--- begin ---
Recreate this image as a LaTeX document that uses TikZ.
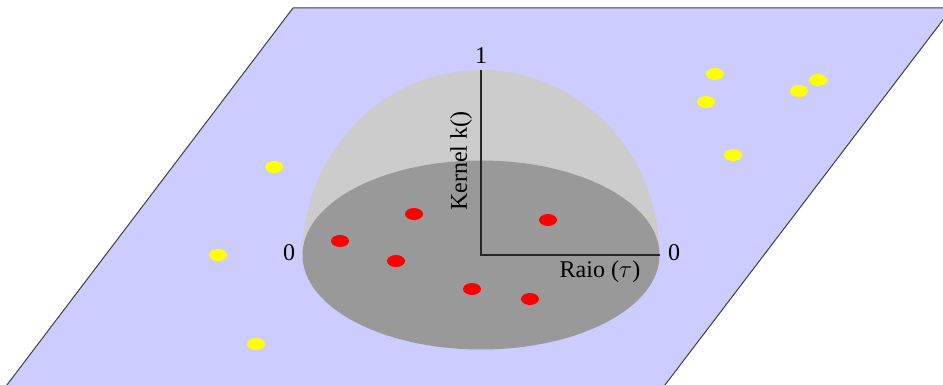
\documentclass[tikz,border=0pt]{standalone}
\usepackage{fontspec}
\setmainfont{Liberation Serif}
\usetikzlibrary{shapes.geometric}
\definecolor{planeblue}{RGB}{204,204,255}
\definecolor{domelight}{RGB}{204,204,204}
\definecolor{domedark}{RGB}{153,153,153}
\definecolor{dotyellow}{RGB}{255,255,0}
\begin{document}
\begin{tikzpicture}[x=1pt,y=-1pt,
  dot/.style={ellipse,minimum width=18pt,minimum height=12pt,inner sep=0pt,draw=none},
  reddot/.style={dot,fill=red},
  yellowdot/.style={dot,fill=dotyellow},
  lbl/.style={font=\fontsize{24}{28}\selectfont,inner sep=0pt},
  axis/.style={draw=black!85,line width=1.3pt}]
\useasboundingbox (0,0) rectangle (943,385);
\clip (0,0) rectangle (943,385);
% plane
\filldraw[fill=planeblue,draw=black!75,line width=1pt]
  (293,8) -- (952,8) -- (652,402) -- (-6,402) -- cycle;
% dome
\fill[domelight] (302.5,255) arc[start angle=180,end angle=360,x radius=178.5,y radius=185] -- cycle;
\fill[domedark] (481,255) ellipse[x radius=178.5,y radius=94.5];
% axes
\coordinate (o) at (481,255);
\coordinate (top) at (481,70);
\coordinate (right) at (660,255);
\draw[axis] (top) -- (o) -- (right);
% labels
\node[lbl] (one) at (481,56) {1};
\node[lbl] (zl) at (289,253) {0};
\node[lbl] (zr) at (674,253) {0};
\node[lbl,rotate=90] (kern) at (461,161) {Kernel k()};
\node[lbl] (raio) at (600,272) {Raio ($\tau$)};
% red points
\node[reddot] (r1) at (414,214) {};
\node[reddot] (r2) at (340,241) {};
\node[reddot] (r3) at (396,261) {};
\node[reddot] (r4) at (548,220) {};
\node[reddot] (r5) at (472,289) {};
\node[reddot] (r6) at (530,299) {};
% yellow points
\node[yellowdot] (y1) at (715,74) {};
\node[yellowdot] (y2) at (818,80) {};
\node[yellowdot] (y3) at (706,102) {};
\node[yellowdot] (y4) at (799,91) {};
\node[yellowdot] (y5) at (733,155) {};
\node[yellowdot] (y6) at (274,167) {};
\node[yellowdot] (y7) at (218,255) {};
\node[yellowdot] (y8) at (256,344) {};
\end{tikzpicture}
\end{document}
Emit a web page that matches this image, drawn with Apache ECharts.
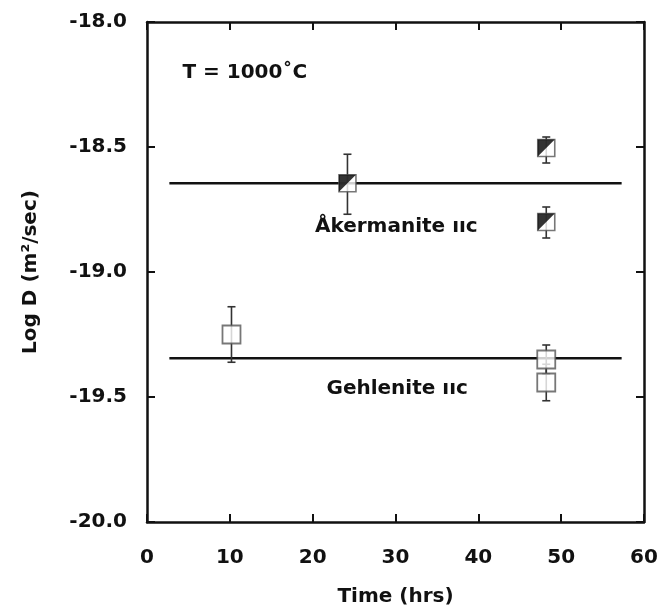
<!DOCTYPE html>
<html>
<head>
<meta charset="utf-8">
<script src="https://cdn.jsdelivr.net/npm/echarts@6/dist/echarts.min.js"></script>
<style>html,body{margin:0;padding:0;background:#fff;}#c{width:658px;height:608px;}</style>
</head>
<body>
<div id="c"></div>
<script>
// ---- data ----
const xMin = 0, xMax = 60, xStep = 10;
const yMin = -20, yMax = -18, yStep = 0.5;

const akX    = [24.2, 48.2, 48.2];
const akY    = [-18.645, -18.504, -18.80];
const akLow  = [-18.769, -18.564, -18.864];
const akHigh = [-18.529, -18.46, -18.74];

const geX    = [10.2, 48.2, 48.2];
const geY    = [-19.25, -19.35, -19.442];
const geLow  = [-19.361, -19.408, -19.515];
const geHigh = [-19.139, -19.292, -19.369];

const fitX   = [2.7, 57.3];
const akFit  = [-18.645, -18.645];
const geFit  = [-19.345, -19.345];

const noteText = ['T = 1000˚C', 'Åkermanite ııc', 'Gehlenite ııc'];
const noteX    = [11.8, 30.1, 30.2];
const noteY    = [-18.204, -18.82, -19.468];

// ---- chart ----
const chart = echarts.init(document.getElementById('c'), null, {renderer: 'canvas'});
const FONT = 'DejaVu Sans';
const INK = '#111';

const pts = (xs, ys) => xs.map((x, i) => [x, ys[i]]);
const errs = (xs, lo, hi) => xs.map((x, i) => [x, lo[i], hi[i]]);

function errRender(params, api) {
  const x = api.value(0);
  const p1 = api.coord([x, api.value(1)]);
  const p2 = api.coord([x, api.value(2)]);
  const cap = 4;
  const st = {stroke: '#333', lineWidth: 1.6};
  return {
    type: 'group',
    children: [
      {type: 'line', shape: {x1: p1[0], y1: p1[1], x2: p2[0], y2: p2[1]}, style: st},
      {type: 'line', shape: {x1: p1[0]-cap, y1: p1[1], x2: p1[0]+cap, y2: p1[1]}, style: st},
      {type: 'line', shape: {x1: p2[0]-cap, y1: p2[1], x2: p2[0]+cap, y2: p2[1]}, style: st}
    ]
  };
}

function noteRender(params, api) {
  const p = api.coord([api.value(0), api.value(1)]);
  return {
    type: 'text', x: p[0], y: p[1],
    style: {text: noteText[params.dataIndex], fill: INK, align: 'center', verticalAlign: 'middle',
            font: 'bold 20px "' + FONT + '"'}
  };
}

const axisLabel = {fontFamily: FONT, fontWeight: 'bold', fontSize: 20, color: INK};

const option = {
  animation: false,
  backgroundColor: '#fff',
  grid: {left: 147, right: 14, top: 22, bottom: 86, show: false, containLabel: false, outerBoundsMode: 'none'},
  xAxis: [
    {
      type: 'value', min: xMin, max: xMax, interval: xStep, position: 'bottom',
      axisLine: {show: true, onZero: false, lineStyle: {color: INK, width: 2.5}},
      axisTick: {show: true, inside: true, length: 8, lineStyle: {color: INK, width: 2}},
      axisLabel: Object.assign({margin: 26, formatter: v => String(v)}, axisLabel),
      splitLine: {show: false},
      name: 'Time (hrs)', nameLocation: 'middle', nameGap: 65,
      nameTextStyle: {fontFamily: FONT, fontWeight: 'bold', fontSize: 20, color: INK}
    },
    {
      type: 'value', min: xMin, max: xMax, interval: xStep, position: 'top',
      axisLine: {show: true, onZero: false, lineStyle: {color: INK, width: 2.5}},
      axisTick: {show: true, inside: true, length: 8, lineStyle: {color: INK, width: 2}},
      axisLabel: {show: false}, splitLine: {show: false}
    }
  ],
  yAxis: [
    {
      type: 'value', min: yMin, max: yMax, interval: yStep, position: 'left',
      axisLine: {show: true, onZero: false, lineStyle: {color: INK, width: 2.5}},
      axisTick: {show: true, inside: true, length: 8, lineStyle: {color: INK, width: 2}},
      axisLabel: Object.assign({margin: 20, formatter: v => v.toFixed(1)}, axisLabel),
      splitLine: {show: false},
      name: 'Log D (m²/sec)', nameLocation: 'middle', nameGap: 106,
      nameTextStyle: {fontFamily: FONT, fontWeight: 'bold', fontSize: 20, color: INK}
    },
    {
      type: 'value', min: yMin, max: yMax, interval: yStep, position: 'right',
      axisLine: {show: true, onZero: false, lineStyle: {color: INK, width: 2.5}},
      axisTick: {show: true, inside: true, length: 8, lineStyle: {color: INK, width: 2}},
      axisLabel: {show: false}, splitLine: {show: false}
    }
  ],
  series: [
    {type: 'line', data: pts(fitX, akFit), symbol: 'none', lineStyle: {color: INK, width: 2.5}, z: 2},
    {type: 'line', data: pts(fitX, geFit), symbol: 'none', lineStyle: {color: INK, width: 2.5}, z: 2},
    {type: 'custom', renderItem: errRender, data: errs(akX, akLow, akHigh), z: 3},
    {type: 'custom', renderItem: errRender, data: errs(geX, geLow, geHigh), z: 3},
    {type: 'scatter', data: pts(geX, geY), symbol: 'rect', symbolSize: 18,
     itemStyle: {color: '#fff', borderColor: '#555', borderWidth: 1.8}, z: 4},
    {type: 'scatter', data: pts(akX, akY), symbol: 'rect', symbolSize: 17,
     itemStyle: {color: '#fff', borderColor: '#555', borderWidth: 1.6}, z: 4},
    {type: 'scatter', data: pts(akX, akY), symbol: 'path://M0,0L10,0L0,10Z', symbolSize: 17,
     itemStyle: {color: '#000'}, z: 5},
    {type: 'custom', renderItem: noteRender, data: pts(noteX, noteY), z: 6, silent: true}
  ]
};
chart.setOption(option);
</script>
</body>
</html>
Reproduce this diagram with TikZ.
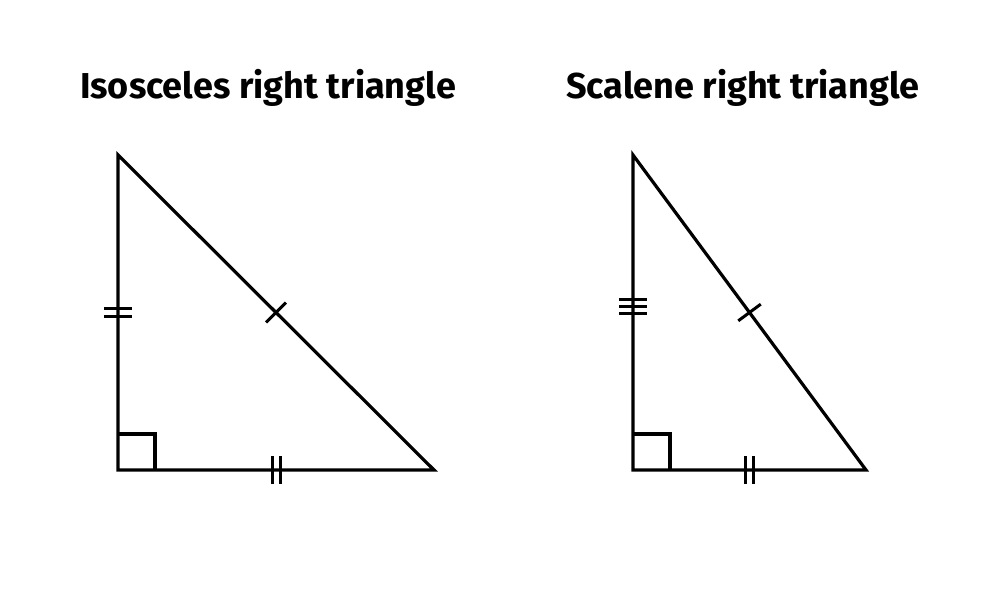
\documentclass[tikz,border=0pt]{standalone}
\usepackage{fontspec}
\setmainfont{Fira Sans}
\usetikzlibrary{calc}

\tikzset{
  side/.style={line width=3.2pt, line join=miter},
  tick/.style={line width=3pt},
  title/.style={font=\bfseries\fontsize{36}{42}\selectfont, inner sep=0pt}
}

\begin{document}
\begin{tikzpicture}[x=1pt,y=-1pt]
                \useasboundingbox (0,0) rectangle (1000,599);
                
                % isosceles
                \coordinate (iTop) at (118,155);
                \coordinate (iCor) at (118,470);
                \coordinate (iEnd) at (434,470);
                \draw[side] (iTop) -- (iCor) -- (iEnd) -- cycle;
                \draw[side] ($(iCor)+(0,-36)$) coordinate (iSq) -| ($(iCor)+(37,0)$);
                
                \draw[tick] ($(iTop)!0.5!(iCor)+(-14,-4)$) -- ++(28,0);
                \draw[tick] ($(iTop)!0.5!(iCor)+(-14,4)$) -- ++(28,0);
                \draw[tick] ($(iCor)!0.5!(iEnd)+(-4,-14)$) -- ++(0,28);
                \draw[tick] ($(iCor)!0.5!(iEnd)+(4,-14)$) -- ++(0,28);
                \coordinate (iMid) at ($(iTop)!0.5!(iEnd)$);
                \draw[tick] ($(iMid)!14pt!90:(iEnd)$) -- ($(iMid)!14pt!-90:(iEnd)$);
                
                \node[title] (iName) at (268,88) {Isosceles right triangle};
                
                % scalene
                \coordinate (sTop) at (633,155);
                \coordinate (sCor) at (633,470);
                \coordinate (sEnd) at (866,470);
                \draw[side] (sTop) -- (sCor) -- (sEnd) -- cycle;
                \draw[side] ($(sCor)+(0,-36)$) coordinate (sSq) -| ($(sCor)+(37,0)$);
                
                \foreach \dy in {-7,0,7}
                  \draw[tick] ($(sTop)!0.5!(sCor)+(-14,\dy-6)$) -- ++(28,0);
                \draw[tick] ($(sCor)!0.5!(sEnd)+(-4,-14)$) -- ++(0,28);
                \draw[tick] ($(sCor)!0.5!(sEnd)+(4,-14)$) -- ++(0,28);
                \coordinate (sMid) at ($(sTop)!0.5!(sEnd)$);
                \draw[tick] ($(sMid)!14pt!90:(sEnd)$) -- ($(sMid)!14pt!-90:(sEnd)$);
                
                \node[title] (sName) at (743,88) {Scalene right triangle};
\end{tikzpicture}
\end{document}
--- end ---
Determine how many lines of the data contain "image" and give nothing but that number.

**OUTPUT OF THE TASK:** 2